* **RECORDS TO USE**
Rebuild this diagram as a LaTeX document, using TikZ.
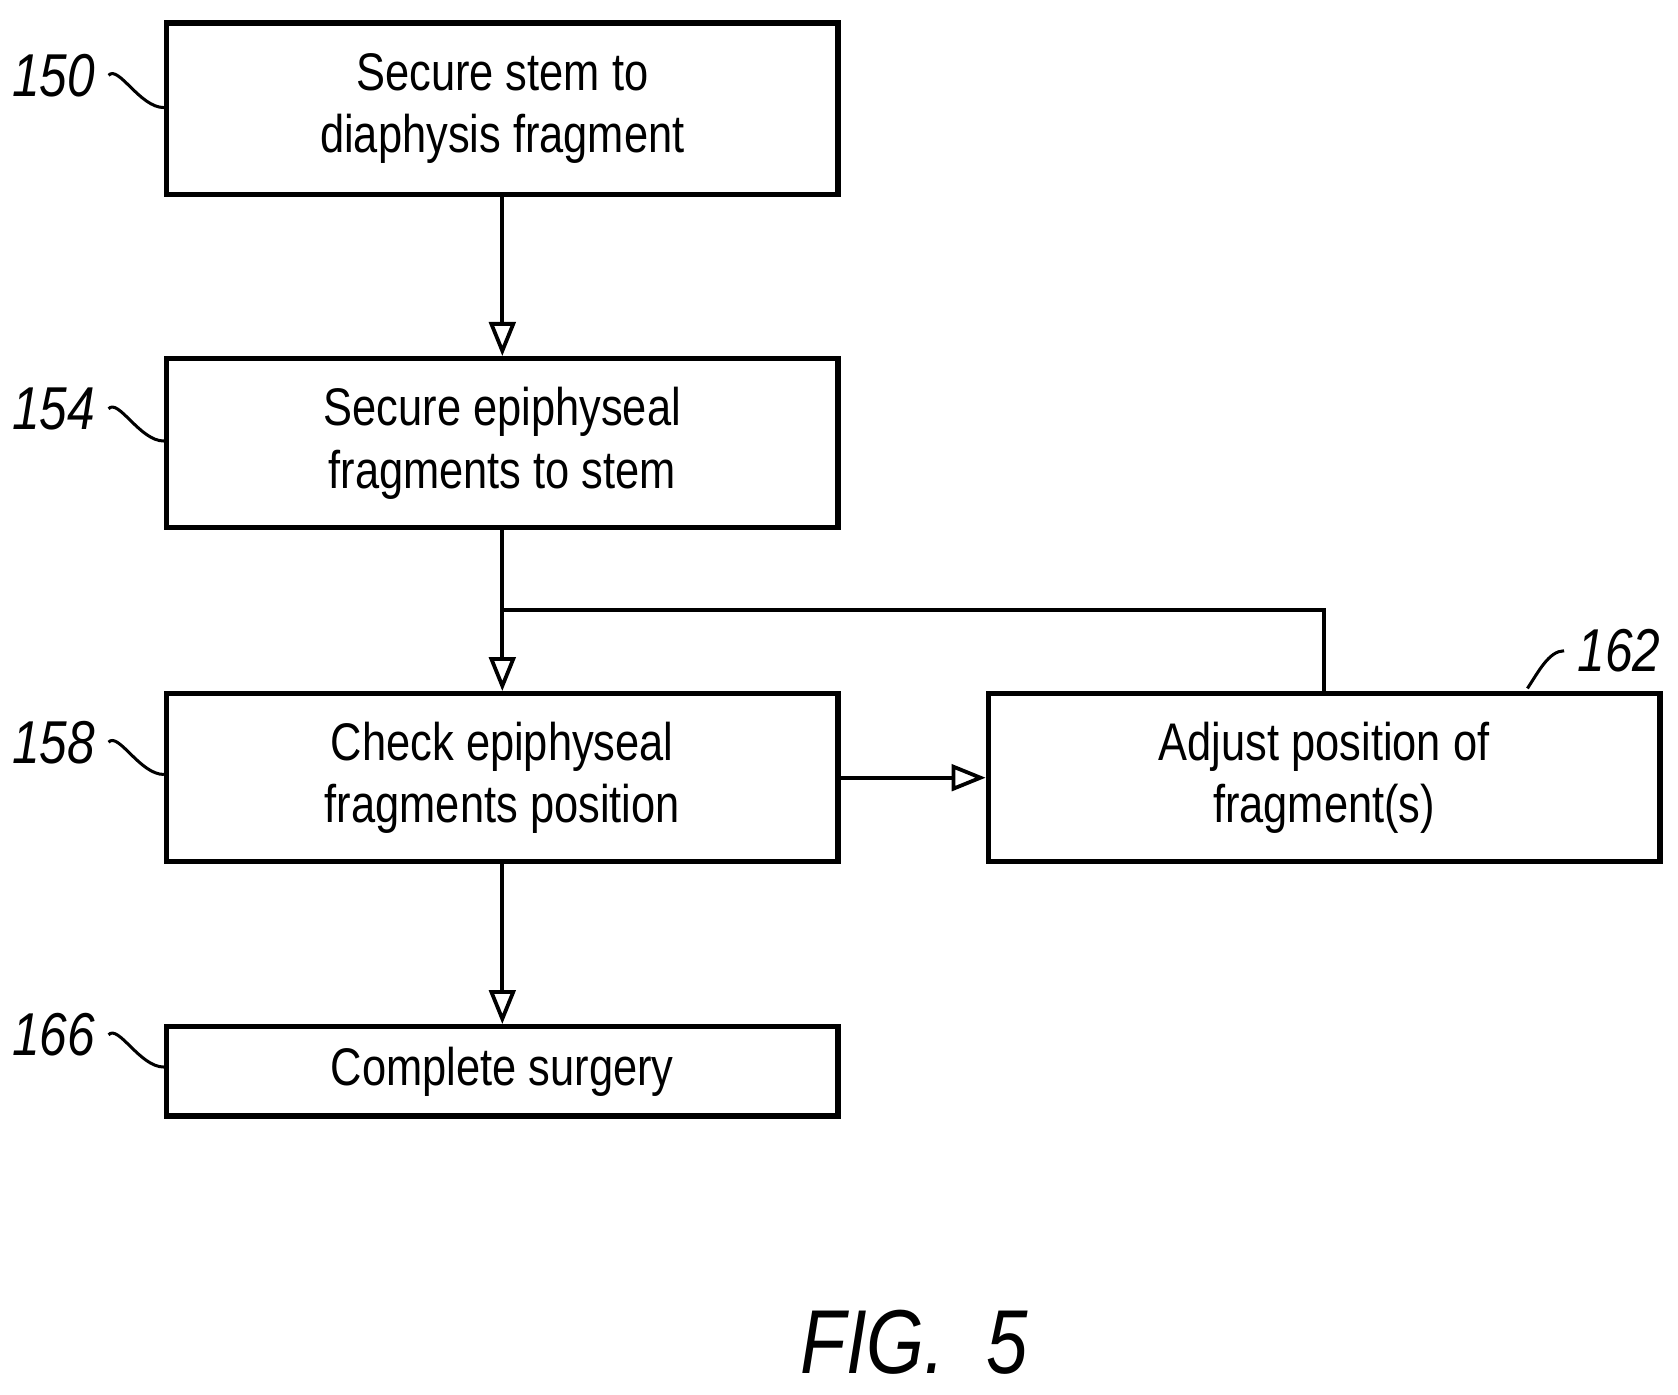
\documentclass[tikz,border=0pt]{standalone}
\usepackage{fontspec}
\setmainfont[FakeStretch=0.82]{Liberation Sans}
\usetikzlibrary{calc,positioning,arrows.meta}

\begin{document}
\begin{tikzpicture}[x=0.01cm,y=-0.01cm,
  stepbox/.style={draw,line width=1.4pt,minimum width=6.24cm,align=center,
    font=\fontsize{14}{16.5}\selectfont},
  flow/.style={-{Triangle[open,length=9pt,width=7pt]},line width=1pt},
  tag/.style={font=\fontsize{16}{18}\selectfont\itshape}]
  \useasboundingbox (0,0) rectangle (1560,1296);

  \node [stepbox,minimum height=1.59cm] (secure) at (467,101) {Secure stem to\\diaphysis fragment};
  \node [stepbox,minimum height=1.57cm] (epi) at (467,412) {Secure epiphyseal\\fragments to stem};
  \node [stepbox,minimum height=1.56cm] (check) at (467,723) {Check epiphyseal\\fragments position};
  \node [stepbox,minimum height=1.56cm] (adjust) at (1231,723) {Adjust position of\\fragment(s)};
  \node [stepbox,minimum height=0.83cm] (done) at (467,996) {Complete surgery};

  \coordinate (join) at (467,567);
  \draw [flow] (secure) -- (epi);
  \draw [line width=1pt] (epi) -- (join);
  \draw [flow] (join) -- (check);
  \draw [flow] (check) -- (adjust);
  \draw [line width=1pt] (adjust.north) |- (join);
  \draw [flow] (check) -- (done);

  % reference numerals
  \node [tag] (n150) at (50,70) {150};
  \node [tag] (n154) at (50,380) {154};
  \node [tag] (n158) at (50,690) {158};
  \node [tag] (n166) at (50,962) {166};
  \node [tag] (n162) at (1505,605) {162};
  \draw [line width=0.8pt] (n150.east) .. controls (110,60) and (130,100) .. (secure.west |- 0,100);
  \draw [line width=0.8pt] (n154.east) .. controls (110,370) and (130,410) .. (epi.west |- 0,410);
  \draw [line width=0.8pt] (n158.east) .. controls (110,680) and (130,720) .. (check.west |- 0,720);
  \draw [line width=0.8pt] (n166.east) .. controls (110,952) and (130,992) .. (done.west |- 0,992);
  \draw [line width=0.8pt] (n162.west) .. controls (1440,605) and (1430,625) .. (1420,640);

  \node [font=\fontsize{24}{26}\selectfont\itshape] (fig) at (850,1248) {FIG.~~5};
\end{tikzpicture}
\end{document}
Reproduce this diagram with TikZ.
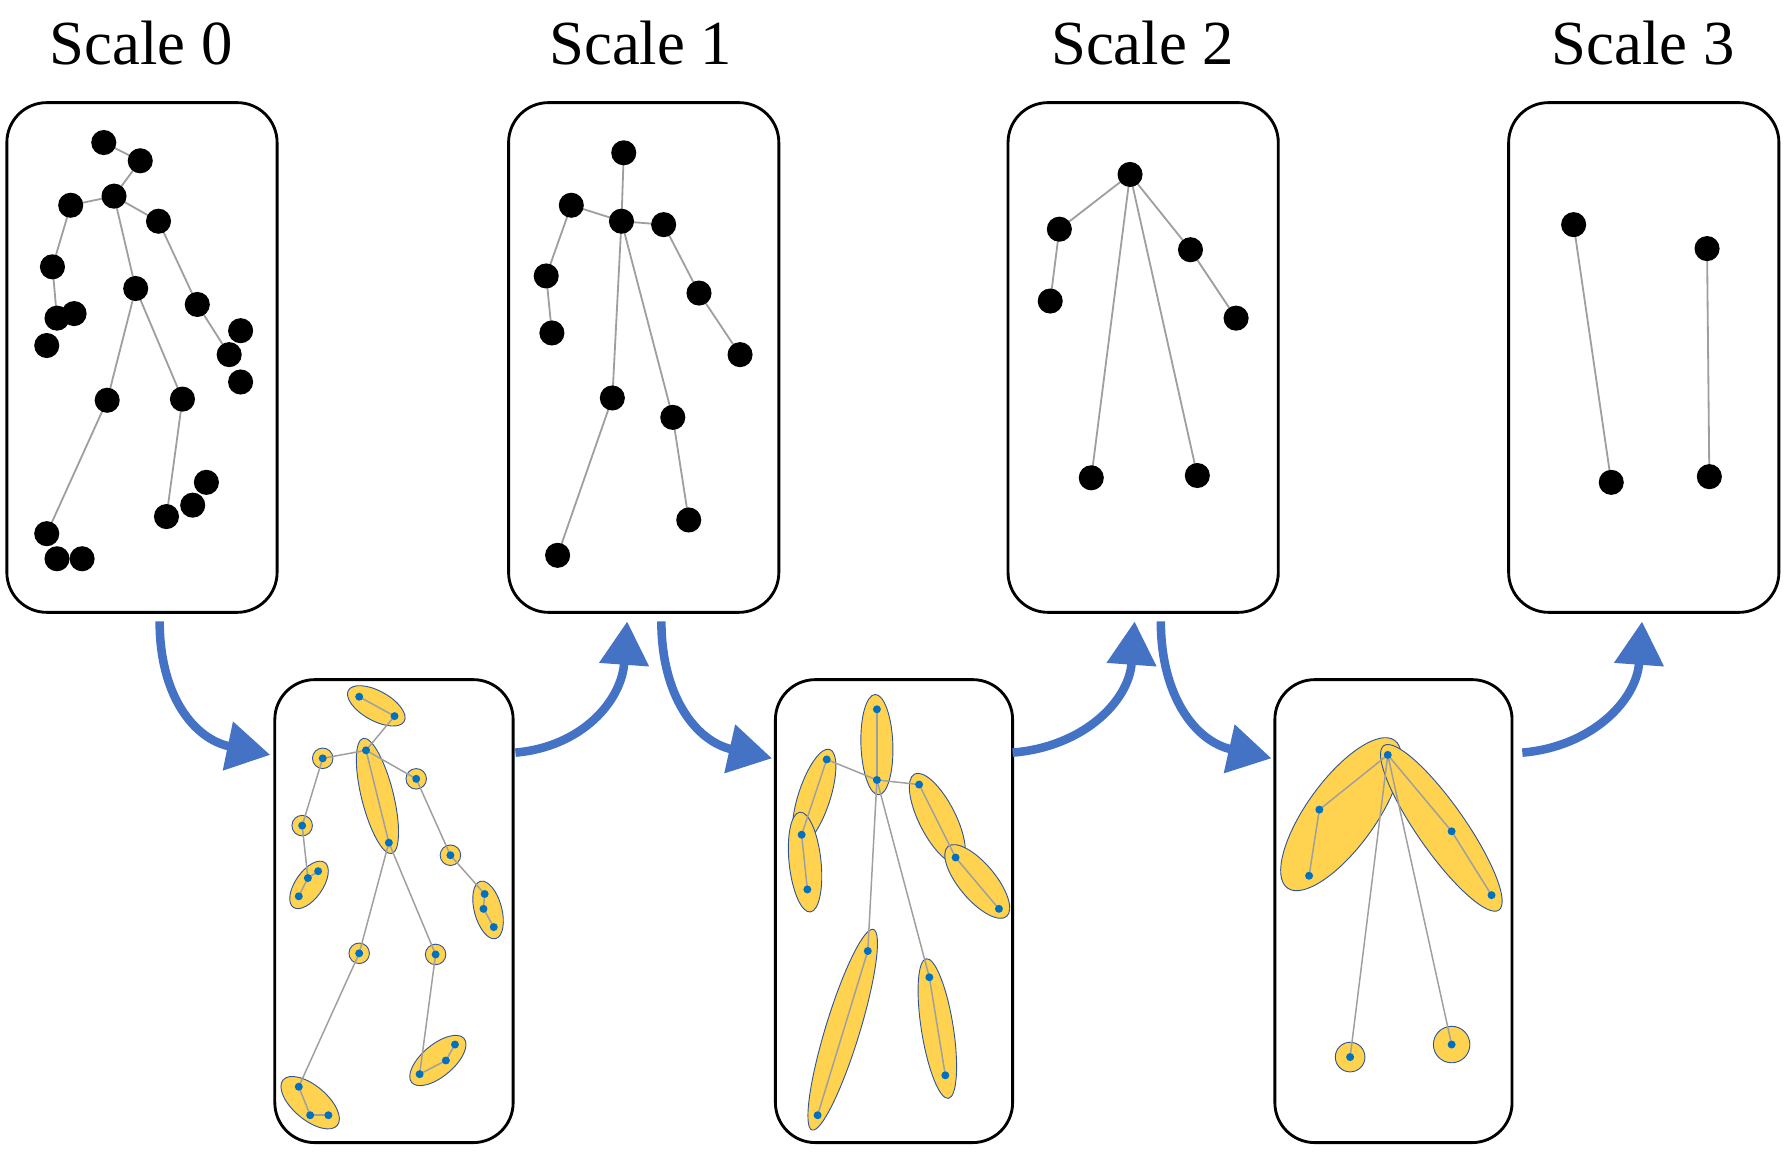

* **WHAT TO PRODUCE**
Read the entries above, then pull out the lines that include "diagram".

* **COMPLETED EXERCISE**
Rebuild this diagram as a LaTeX document, using TikZ.
Reproduce this diagram with TikZ.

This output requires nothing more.